*What you are asked to do:*
Pictures aside, quote the whole listing exactly.

*Dataset extract:*
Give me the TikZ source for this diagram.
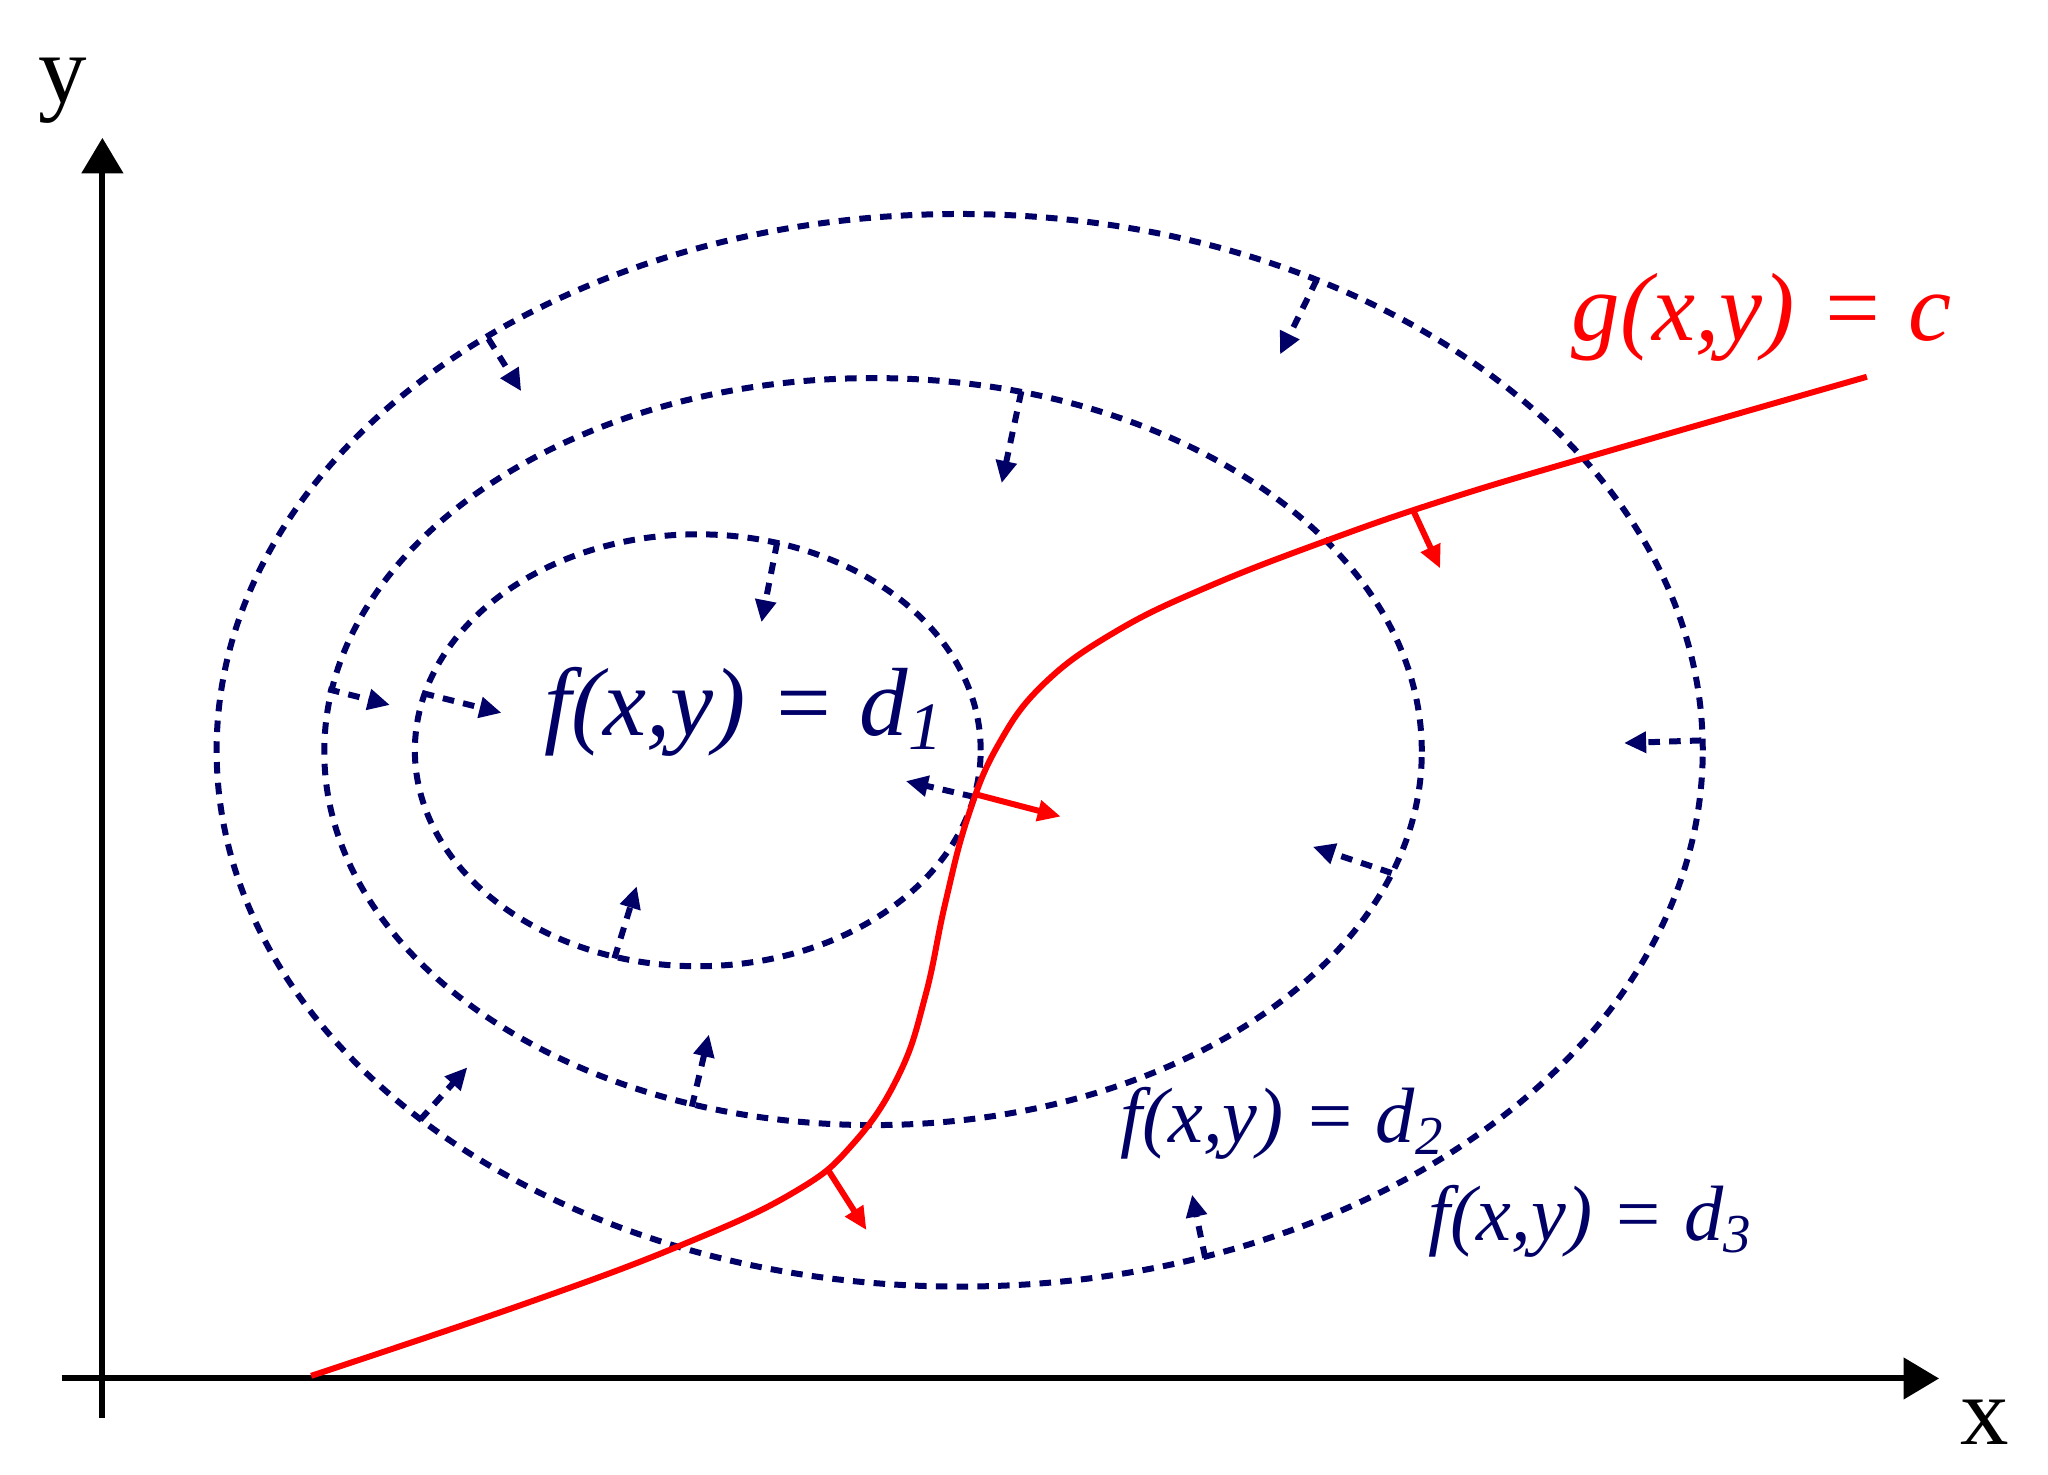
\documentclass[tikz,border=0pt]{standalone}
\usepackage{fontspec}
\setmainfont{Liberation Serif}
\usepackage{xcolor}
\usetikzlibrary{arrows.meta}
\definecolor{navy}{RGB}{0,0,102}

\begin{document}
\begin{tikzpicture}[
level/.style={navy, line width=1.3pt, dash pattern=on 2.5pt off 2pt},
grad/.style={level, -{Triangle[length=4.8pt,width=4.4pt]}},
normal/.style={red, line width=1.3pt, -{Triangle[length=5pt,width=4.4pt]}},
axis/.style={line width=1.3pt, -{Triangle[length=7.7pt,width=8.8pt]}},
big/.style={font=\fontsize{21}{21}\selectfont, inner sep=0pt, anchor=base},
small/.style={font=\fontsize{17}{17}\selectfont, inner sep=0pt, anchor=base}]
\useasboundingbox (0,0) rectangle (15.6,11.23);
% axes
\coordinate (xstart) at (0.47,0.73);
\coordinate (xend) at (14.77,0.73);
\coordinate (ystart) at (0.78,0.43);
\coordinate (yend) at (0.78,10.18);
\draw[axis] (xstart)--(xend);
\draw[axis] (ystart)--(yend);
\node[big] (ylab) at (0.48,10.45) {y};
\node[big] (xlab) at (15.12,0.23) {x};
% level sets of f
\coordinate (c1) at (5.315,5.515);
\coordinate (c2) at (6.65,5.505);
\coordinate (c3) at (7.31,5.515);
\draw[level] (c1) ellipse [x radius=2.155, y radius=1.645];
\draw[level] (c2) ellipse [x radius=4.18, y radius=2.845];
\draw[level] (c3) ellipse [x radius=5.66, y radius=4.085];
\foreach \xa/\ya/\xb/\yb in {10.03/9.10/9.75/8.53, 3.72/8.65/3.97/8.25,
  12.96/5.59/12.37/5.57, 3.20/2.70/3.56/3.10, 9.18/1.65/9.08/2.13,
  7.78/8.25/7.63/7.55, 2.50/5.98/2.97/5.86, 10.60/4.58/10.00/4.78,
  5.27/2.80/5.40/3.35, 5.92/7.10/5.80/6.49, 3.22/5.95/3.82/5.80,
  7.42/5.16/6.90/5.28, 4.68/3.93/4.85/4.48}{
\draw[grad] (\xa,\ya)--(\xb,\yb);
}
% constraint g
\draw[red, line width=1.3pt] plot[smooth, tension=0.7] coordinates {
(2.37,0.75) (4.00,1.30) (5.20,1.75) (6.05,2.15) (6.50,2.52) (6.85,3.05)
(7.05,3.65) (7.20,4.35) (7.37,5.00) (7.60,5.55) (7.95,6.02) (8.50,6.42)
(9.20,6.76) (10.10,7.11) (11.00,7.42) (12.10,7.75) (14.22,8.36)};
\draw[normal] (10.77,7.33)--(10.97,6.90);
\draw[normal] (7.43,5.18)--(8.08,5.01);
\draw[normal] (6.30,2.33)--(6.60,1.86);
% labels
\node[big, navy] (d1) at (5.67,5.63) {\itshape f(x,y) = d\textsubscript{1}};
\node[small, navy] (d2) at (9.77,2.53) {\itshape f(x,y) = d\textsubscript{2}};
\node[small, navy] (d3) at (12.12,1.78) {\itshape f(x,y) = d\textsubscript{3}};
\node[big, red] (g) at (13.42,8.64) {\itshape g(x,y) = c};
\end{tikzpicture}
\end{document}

*Solution to this problem:*
Give me the TikZ source for this diagram.
\documentclass[tikz,border=0pt]{standalone}
\usepackage{fontspec}
\setmainfont{Liberation Serif}
\usepackage{xcolor}
\usetikzlibrary{arrows.meta}
\definecolor{navy}{RGB}{0,0,102}

\begin{document}
\begin{tikzpicture}[
level/.style={navy, line width=1.3pt, dash pattern=on 2.5pt off 2pt},
grad/.style={level, -{Triangle[length=4.8pt,width=4.4pt]}},
normal/.style={red, line width=1.3pt, -{Triangle[length=5pt,width=4.4pt]}},
axis/.style={line width=1.3pt, -{Triangle[length=7.7pt,width=8.8pt]}},
big/.style={font=\fontsize{21}{21}\selectfont, inner sep=0pt, anchor=base},
small/.style={font=\fontsize{17}{17}\selectfont, inner sep=0pt, anchor=base}]
\useasboundingbox (0,0) rectangle (15.6,11.23);
% axes
\coordinate (xstart) at (0.47,0.73);
\coordinate (xend) at (14.77,0.73);
\coordinate (ystart) at (0.78,0.43);
\coordinate (yend) at (0.78,10.18);
\draw[axis] (xstart)--(xend);
\draw[axis] (ystart)--(yend);
\node[big] (ylab) at (0.48,10.45) {y};
\node[big] (xlab) at (15.12,0.23) {x};
% level sets of f
\coordinate (c1) at (5.315,5.515);
\coordinate (c2) at (6.65,5.505);
\coordinate (c3) at (7.31,5.515);
\draw[level] (c1) ellipse [x radius=2.155, y radius=1.645];
\draw[level] (c2) ellipse [x radius=4.18, y radius=2.845];
\draw[level] (c3) ellipse [x radius=5.66, y radius=4.085];
\foreach \xa/\ya/\xb/\yb in {10.03/9.10/9.75/8.53, 3.72/8.65/3.97/8.25,
  12.96/5.59/12.37/5.57, 3.20/2.70/3.56/3.10, 9.18/1.65/9.08/2.13,
  7.78/8.25/7.63/7.55, 2.50/5.98/2.97/5.86, 10.60/4.58/10.00/4.78,
  5.27/2.80/5.40/3.35, 5.92/7.10/5.80/6.49, 3.22/5.95/3.82/5.80,
  7.42/5.16/6.90/5.28, 4.68/3.93/4.85/4.48}{
\draw[grad] (\xa,\ya)--(\xb,\yb);
}
% constraint g
\draw[red, line width=1.3pt] plot[smooth, tension=0.7] coordinates {
(2.37,0.75) (4.00,1.30) (5.20,1.75) (6.05,2.15) (6.50,2.52) (6.85,3.05)
(7.05,3.65) (7.20,4.35) (7.37,5.00) (7.60,5.55) (7.95,6.02) (8.50,6.42)
(9.20,6.76) (10.10,7.11) (11.00,7.42) (12.10,7.75) (14.22,8.36)};
\draw[normal] (10.77,7.33)--(10.97,6.90);
\draw[normal] (7.43,5.18)--(8.08,5.01);
\draw[normal] (6.30,2.33)--(6.60,1.86);
% labels
\node[big, navy] (d1) at (5.67,5.63) {\itshape f(x,y) = d\textsubscript{1}};
\node[small, navy] (d2) at (9.77,2.53) {\itshape f(x,y) = d\textsubscript{2}};
\node[small, navy] (d3) at (12.12,1.78) {\itshape f(x,y) = d\textsubscript{3}};
\node[big, red] (g) at (13.42,8.64) {\itshape g(x,y) = c};
\end{tikzpicture}
\end{document}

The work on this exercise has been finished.